A projection technique for nonlinear adaptive analyses exploring the Generalized Finite Element Method

Resumo

When solving complex engineering problems of structural and solid mechanics, the adoption of lin-
earity hypotheses may not be accurate and the use of nonlinear models can become necessary. Also, numerical

methods are often used to generate approximations to them since analytical solutions are unknown for most of
these problems. In this context, solving the equilibrium equations requires the use of specific strategies, with the
Newton-Raphson Method being one of the most commonly adopted. In standard nonlinear analyses using the
Finite Element Method, an initial solution is obtained for a first discretization.
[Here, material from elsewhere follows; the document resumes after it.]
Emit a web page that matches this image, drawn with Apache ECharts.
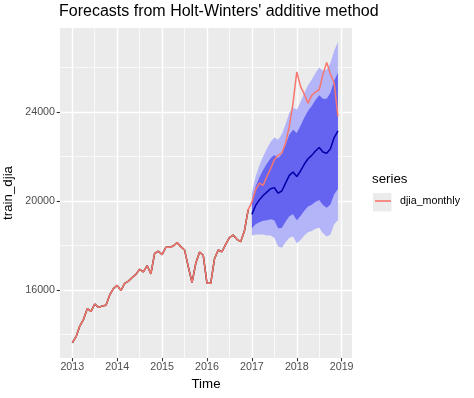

Then, the quality of this solution
is evaluated to decide if further analyses are needed in order to obtain more accurate results, therefore exploring
an improved discretization. If a more refined mesh is necessary, for example, the solution must be recalculated
once again. In this paper, an alternative to this process is presented using a projection technique. Accordingly, all
the information obtained during the analysis using a less refined discretization is transferred to the more refined
one. Thus, the results provided by a first mesh is used as an initial guess for the iterative scheme in order to solve
a second mesh. This also helps improving the convergence within the Newton-Raphson Method. A discussion
related to the performance and effectiveness of this technique, that can be explored in combination with adaptive
procedures for nonlinear analyses, is also presented. Finally, a two-dimensional geometrically nonlinear numerical
problem, using the Generalized Finite Element Method, is shown to validate the presented technique.